> [TASK GOAL]:
Lines containing the word "this" should be extracted in full.
╭─ EXTRACTED DATA
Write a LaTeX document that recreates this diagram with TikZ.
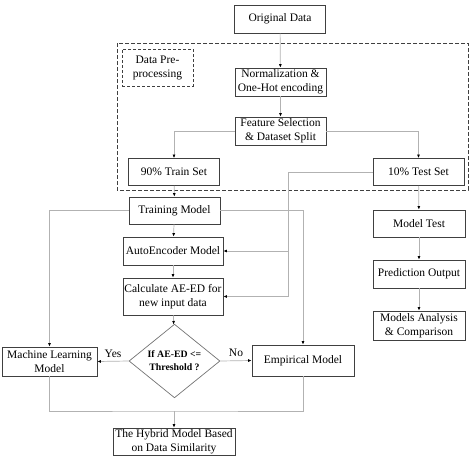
\documentclass[tikz,border=0pt]{standalone}
\usepackage{fontspec}
\setmainfont{Liberation Serif}
\usetikzlibrary{shapes.geometric,arrows.meta}

\begin{document}
\begin{tikzpicture}[x=1pt, y=-1pt,
        main/.style = {draw=black!75, line width=0.8pt, align=center, minimum width=91pt, minimum height=28pt, inner sep=1pt, font=\fontsize{11.5}{14}\selectfont},
        dec/.style = {draw=black!55, line width=0.7pt, diamond, inner sep=0pt, minimum width=91pt, minimum height=54pt, align=center, font=\fontsize{9.8}{13}\selectfont\bfseries},
        line/.style = {draw=black!30, line width=0.7pt},
        arr/.style = {line, -{Latex[length=3.5pt, width=3pt, color=black]}}]
        \useasboundingbox (0,0) rectangle (474,469);
        \node[main] (orig) at (280,19) {Original Data};
        \node[main] (norm) at (280.5,82) {Normalization \&\\One-Hot encoding};
        \node[main] (feat) at (280.5,131) {Feature Selection\\\& Dataset Split};
        \node[main, minimum height=27pt] (train) at (174,172) {90\% Train Set};
        \node[main, minimum height=27pt] (test) at (418.5,172) {10\% Test Set};
        \node[main, minimum height=27pt] (trainm) at (174.5,210.5) {Training Model};
        \node[main, minimum width=100pt] (auto) at (173,251) {AutoEncoder Model};
        \node[main, minimum width=100pt, minimum height=37pt] (calc) at (173,296.5) {Calculate AE-ED for\\new input data};
        \node[dec] (thr) at (174.5,361) {If AE-ED <=\\Threshold ?};
        \node[main, minimum width=95pt, minimum height=29pt] (ml) at (49.5,361.5) {Machine Learning\\Model};
        \node[main, minimum width=102pt, minimum height=31pt] (emp) at (303,360.5) {Empirical Model};
        \node[main, minimum width=122pt, minimum height=27pt] (hyb) at (174,441.5) {The Hybrid Model Based\\on Data Similarity};
        \node[main, minimum width=92pt, minimum height=27pt] (mtest) at (419,223.5) {Model Test};
        \node[main, minimum width=92pt] (pred) at (419,274) {Prediction Output};
        \node[main, minimum width=92pt, minimum height=29pt] (anal) at (419,325.5) {Models Analysis\\\& Comparison};
        % pre-processing frame
        \draw[draw=black!75, line width=0.8pt, dash pattern=on 4pt off 2pt] (117,43) rectangle (468,190);
        \node[draw=black!75, line width=0.7pt, dash pattern=on 3pt off 2pt, minimum width=71pt, minimum height=37pt, align=center, inner sep=1pt, font=\fontsize{11.5}{14}\selectfont] (prep) at (157.5,67.5) {Data Pre-\\processing};
        \coordinate (tap) at (288,172);
        \coordinate (join) at (174,411);
        \draw[arr] (orig) to (norm);
        \draw[arr] (norm) to (feat);
        \draw[arr] (feat.west) -| (train.north);
        \draw[arr] (feat.east) -| (test.north);
        \draw[arr] (train) to (trainm);
        \draw[arr] (trainm) to (auto);
        \draw[arr] (auto) to (calc);
        \draw[arr] (calc) to (thr);
        \draw[arr] (trainm.west) -| (ml.north);
        \draw[arr] (trainm.east) -| (emp.north);
        \draw[line] (test.west) to (tap);
        \draw[arr] (tap) |- (auto.east);
        \draw[arr] (tap) |- (calc.east);
        \draw[arr] (thr.west) to node[above, black, font=\fontsize{11.5}{14}\selectfont] {Yes} (ml.east);
        \draw[arr] (thr.east) to node[above, black, font=\fontsize{11.5}{14}\selectfont] {No} (emp.west);
        \draw[line] (ml.south) |- (join) -| (emp.south);
        \draw[arr] (join) to (hyb);
        \draw[arr] (test) to (mtest);
        \draw[arr] (mtest) to (pred);
        \draw[arr] (pred) to (anal);
    \end{tikzpicture}
\end{document}
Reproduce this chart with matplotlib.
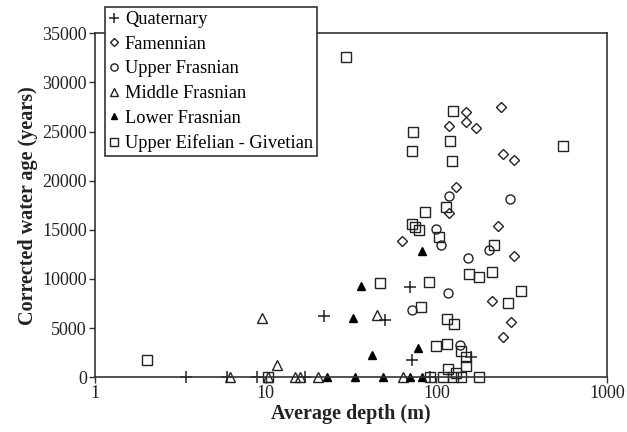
import matplotlib
matplotlib.use("Agg")
import matplotlib.pyplot as plt

plt.rcParams['font.family'] = ['Liberation Serif', 'DejaVu Serif']

# Quaternary (+)
quat_depth = [22, 70, 50, 72, 160, 3.4, 5.9, 8.9, 17, 92]
quat_age = [6200, 9200, 5800, 1700, 2000, 0, 0, 0, 0, 0]

# Famennian (diamond)
fam_depth = [149, 238, 118, 149, 171, 247, 286, 130, 118, 230, 63, 286, 211, 274, 247]
fam_age = [27000, 27500, 25600, 26000, 25400, 22700, 22100, 19400, 16700, 15400,
           13900, 12300, 7800, 5600, 4100]

# Upper Frasnian (circle)
ufr_depth = [118, 270, 100, 106, 154, 204, 117, 72, 137]
ufr_age = [18400, 18100, 15100, 13400, 12100, 12900, 8600, 6800, 3300]

# Middle Frasnian (open triangle)
mfr_depth = [9.5, 11.6, 45, 6.2, 10.3, 14.9, 15.9, 20.1, 64]
mfr_age = [6000, 1200, 6300, 0, 0, 0, 0, 0, 0]

# Lower Frasnian (filled triangle)
lfr_depth = [36, 32.6, 41.8, 82, 78, 22.8, 33.4, 48.5, 70, 82]
lfr_age = [9300, 6000, 2300, 12800, 3000, 0, 0, 0, 0, 0]

# Upper Eifelian - Givetian (square)
ueg_depth = [2, 29.5, 47, 125, 73, 120, 72, 123, 554, 86, 114, 72, 75, 79, 103,
             218, 155, 178, 211, 90, 313, 262, 81, 115, 127, 99, 115, 139, 150,
             149, 117, 131, 10.3, 92, 110, 125, 140, 178]
ueg_age = [1700, 32600, 9600, 27100, 24900, 24000, 23000, 22000, 23500, 16800,
           17300, 15600, 15300, 15000, 14300, 13400, 10500, 10200, 10700, 9700,
           8800, 7500, 7100, 5900, 5400, 3200, 3400, 2700, 2100, 1100, 800, 400,
           0, 0, 0, 0, 0, 0]

series_labels = ["Quaternary", "Famennian", "Upper Frasnian", "Middle Frasnian",
                 "Lower Frasnian", "Upper Eifelian - Givetian"]

fig = plt.figure(figsize=(6.27, 4.32), dpi=100)
ax = fig.add_axes([0.152, 0.127, 0.816, 0.796])

mec = '#222222'
ax.plot(quat_depth, quat_age, linestyle='none', marker='+', ms=9, mew=1.1,
        color=mec, label=series_labels[0], clip_on=False)
ax.plot(fam_depth, fam_age, linestyle='none', marker='D', ms=5.5, mew=1.0,
        mfc='none', mec=mec, label=series_labels[1], clip_on=False)
ax.plot(ufr_depth, ufr_age, linestyle='none', marker='o', ms=6.5, mew=1.0,
        mfc='none', mec=mec, label=series_labels[2], clip_on=False)
ax.plot(mfr_depth, mfr_age, linestyle='none', marker='^', ms=7, mew=1.0,
        mfc='none', mec=mec, label=series_labels[3], clip_on=False)
ax.plot(lfr_depth, lfr_age, linestyle='none', marker='^', ms=6, mew=1.0,
        mfc='black', mec='black', label=series_labels[4], clip_on=False)
ax.plot(ueg_depth, ueg_age, linestyle='none', marker='s', ms=6.5, mew=1.0,
        mfc='none', mec=mec, label=series_labels[5], clip_on=False)

ax.set_xscale('log')
ax.set_xlim(1, 1000)
ax.set_ylim(0, 35000)
ax.set_yticks(range(0, 35001, 5000))
ax.set_xticks([1, 10, 100, 1000])
ax.set_xticklabels(['1', '10', '100', '1000'])
ax.minorticks_off()
ax.tick_params(axis='both', direction='out', length=4, width=1, labelsize=13,
               colors='#333333', labelcolor='#222222', pad=2)
for s in ax.spines.values():
    s.set_linewidth(1.2)
    s.set_color('#333333')

ax.set_xlabel('Average depth (m)', fontsize=14.5, fontweight='bold', color='#222222', labelpad=1)
ax.set_ylabel('Corrected water age (years)', fontsize=14.5, fontweight='bold', color='#222222', labelpad=3)

leg = ax.legend(loc='upper left', bbox_to_anchor=(0.167, 0.983),
                bbox_transform=fig.transFigure, fontsize=13.2, frameon=True,
                fancybox=False, edgecolor='#333333', borderpad=0.2,
                handlelength=0.6, handletextpad=0.3, labelspacing=0.42,
                borderaxespad=0, markerscale=0.8)
leg.get_frame().set_linewidth(1.2)
leg.get_frame().set_alpha(1)

fig.savefig('out.png', dpi=100)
╰─
> [TASK SOLUTION]:
Write a LaTeX document that recreates this diagram with TikZ.
Reproduce this chart with matplotlib.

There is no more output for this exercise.